Determination of the Statutory Limit
The court further analyzed the contractual agreements between the parties to determine if the total amount exceeded the statutory limit of $100,000. Initially, the Kians had two separate contracts for deed, which when viewed in isolation, would have fallen under the usury laws. However, the subsequent amendments to the payment agreements effectively consolidated the two contracts into one. The Kians' restructuring resulted in a single balloon payment of $110,000, which exceeded the statutory threshold. Consequently, the court concluded that once the amounts due were merged into this single payment, the usury laws no longer applied to the fourth agreement, as it involved a total sum exceeding the limit defined in the statute.
Implications of the Court's Findings
As a result of the court's findings regarding the consolidation of the payment agreements, it determined that the late fees assessed against Wolf were not usurious.
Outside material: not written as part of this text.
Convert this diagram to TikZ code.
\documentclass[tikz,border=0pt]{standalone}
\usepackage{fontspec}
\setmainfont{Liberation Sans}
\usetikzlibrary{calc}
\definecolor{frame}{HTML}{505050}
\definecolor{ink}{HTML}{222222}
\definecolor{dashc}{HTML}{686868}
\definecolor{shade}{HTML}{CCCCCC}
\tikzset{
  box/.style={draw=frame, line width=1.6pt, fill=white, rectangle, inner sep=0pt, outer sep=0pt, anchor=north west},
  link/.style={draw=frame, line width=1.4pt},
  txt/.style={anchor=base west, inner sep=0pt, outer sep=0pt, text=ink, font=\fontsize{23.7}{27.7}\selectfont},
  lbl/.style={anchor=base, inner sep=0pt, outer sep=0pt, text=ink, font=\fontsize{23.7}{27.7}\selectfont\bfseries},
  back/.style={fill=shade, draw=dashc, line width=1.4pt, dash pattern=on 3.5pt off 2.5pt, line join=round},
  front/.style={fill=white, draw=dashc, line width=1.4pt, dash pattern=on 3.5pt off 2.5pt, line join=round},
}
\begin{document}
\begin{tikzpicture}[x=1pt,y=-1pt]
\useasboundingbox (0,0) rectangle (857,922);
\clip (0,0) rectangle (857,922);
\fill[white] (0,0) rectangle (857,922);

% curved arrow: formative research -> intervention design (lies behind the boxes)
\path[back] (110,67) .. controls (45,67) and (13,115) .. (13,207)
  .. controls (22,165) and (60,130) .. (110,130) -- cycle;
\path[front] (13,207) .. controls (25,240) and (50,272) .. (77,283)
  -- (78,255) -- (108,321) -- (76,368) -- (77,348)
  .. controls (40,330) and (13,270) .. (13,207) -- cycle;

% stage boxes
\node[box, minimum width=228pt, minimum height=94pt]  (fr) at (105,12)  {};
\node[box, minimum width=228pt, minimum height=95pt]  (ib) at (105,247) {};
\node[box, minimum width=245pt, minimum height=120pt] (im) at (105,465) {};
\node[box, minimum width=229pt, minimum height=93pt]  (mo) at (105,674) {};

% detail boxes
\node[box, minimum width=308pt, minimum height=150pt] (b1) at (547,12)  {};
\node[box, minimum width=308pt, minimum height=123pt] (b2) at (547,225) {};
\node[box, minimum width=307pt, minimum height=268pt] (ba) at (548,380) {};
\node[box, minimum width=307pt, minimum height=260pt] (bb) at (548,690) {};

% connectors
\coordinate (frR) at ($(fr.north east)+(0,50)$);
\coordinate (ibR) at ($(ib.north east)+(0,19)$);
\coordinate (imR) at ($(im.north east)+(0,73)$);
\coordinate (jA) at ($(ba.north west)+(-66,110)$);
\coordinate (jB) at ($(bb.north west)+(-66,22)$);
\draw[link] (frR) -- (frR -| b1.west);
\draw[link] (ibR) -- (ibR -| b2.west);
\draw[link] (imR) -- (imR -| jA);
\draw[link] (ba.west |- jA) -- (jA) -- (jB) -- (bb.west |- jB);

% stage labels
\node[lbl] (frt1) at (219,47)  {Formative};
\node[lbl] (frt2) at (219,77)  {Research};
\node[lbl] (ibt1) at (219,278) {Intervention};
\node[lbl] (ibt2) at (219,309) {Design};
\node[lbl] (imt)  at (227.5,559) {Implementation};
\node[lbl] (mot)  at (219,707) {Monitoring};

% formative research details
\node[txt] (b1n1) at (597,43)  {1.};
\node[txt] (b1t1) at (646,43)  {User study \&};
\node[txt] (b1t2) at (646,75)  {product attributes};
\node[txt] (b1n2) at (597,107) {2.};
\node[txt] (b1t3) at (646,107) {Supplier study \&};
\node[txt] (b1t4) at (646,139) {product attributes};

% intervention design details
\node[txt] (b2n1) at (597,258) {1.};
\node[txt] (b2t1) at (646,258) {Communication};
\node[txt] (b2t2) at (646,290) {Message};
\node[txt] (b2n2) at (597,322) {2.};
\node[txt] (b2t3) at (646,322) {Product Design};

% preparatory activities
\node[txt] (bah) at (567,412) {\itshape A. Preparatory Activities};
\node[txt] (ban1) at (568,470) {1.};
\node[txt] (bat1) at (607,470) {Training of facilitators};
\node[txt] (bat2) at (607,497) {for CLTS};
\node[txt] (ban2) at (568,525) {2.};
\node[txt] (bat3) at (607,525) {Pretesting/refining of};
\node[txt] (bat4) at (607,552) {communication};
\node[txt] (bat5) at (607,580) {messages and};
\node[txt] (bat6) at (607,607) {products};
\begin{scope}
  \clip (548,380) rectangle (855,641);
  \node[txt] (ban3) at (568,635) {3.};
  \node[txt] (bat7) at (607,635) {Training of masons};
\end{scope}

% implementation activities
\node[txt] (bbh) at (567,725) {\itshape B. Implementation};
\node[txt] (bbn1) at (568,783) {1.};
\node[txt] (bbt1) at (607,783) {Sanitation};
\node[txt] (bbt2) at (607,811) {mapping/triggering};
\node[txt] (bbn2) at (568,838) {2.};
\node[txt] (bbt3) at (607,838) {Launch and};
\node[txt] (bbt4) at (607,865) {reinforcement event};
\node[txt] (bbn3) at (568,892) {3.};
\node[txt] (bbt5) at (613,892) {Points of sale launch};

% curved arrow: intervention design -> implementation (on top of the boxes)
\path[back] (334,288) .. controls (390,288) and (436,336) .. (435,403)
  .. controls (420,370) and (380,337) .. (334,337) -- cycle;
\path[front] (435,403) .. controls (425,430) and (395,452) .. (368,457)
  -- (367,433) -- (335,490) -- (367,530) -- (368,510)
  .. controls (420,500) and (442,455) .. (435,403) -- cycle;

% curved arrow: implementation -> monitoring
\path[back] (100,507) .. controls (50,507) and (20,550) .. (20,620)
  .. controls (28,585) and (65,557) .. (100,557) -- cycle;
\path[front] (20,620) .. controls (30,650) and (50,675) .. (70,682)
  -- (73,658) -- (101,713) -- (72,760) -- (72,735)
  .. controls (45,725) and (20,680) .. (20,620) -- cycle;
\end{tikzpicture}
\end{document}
The court stated that the late payment fees, which had been characterized by the district court as interest, did not constitute usurious interest due to the nature of the consolidated agreement. Furthermore, since the usury laws did not apply, the court found it unnecessary to delve into the other arguments presented by the Kians regarding the nature of the fees or the original intent behind the transaction. The court's ruling effectively reversed the district court's decision that had deemed the late fees usurious, thereby allowing the Kians to enforce the terms of their contract for deed without the constraints of usury law.
Denial of Attorney Fees
In addressing Wolf's challenge concerning the denial of attorney fees, the court highlighted that the award of such fees is typically discretionary. The relevant statute, Minn. Stat. § 47.20, subd. 13a, permits recovery of attorney fees only in cases where there has been a payment of usurious interest. Since the court concluded that the contract at hand was not usurious, Wolf's entitlement to attorney fees under this provision was effectively negated. The court maintained that the district court did not abuse its discretion in declining to award attorney fees, emphasizing that the lack of usury meant that any potential recovery for such fees was unwarranted in this case.
Conclusion of the Court
The Court of Appeals of Minnesota ultimately affirmed in part and reversed in part the district court's decision. It upheld the conclusion that the late fees were not usurious, thus removing the basis for Wolf's claim. However, the court also confirmed the district court's denial of attorney fees to Wolf, reinforcing that attorney fees are contingent upon the existence of usurious interest. The decision clarified the applicability of usury laws concerning contracts for deed and underscored the importance of carefully assessing the total amounts involved in such transactions when determining their legal implications.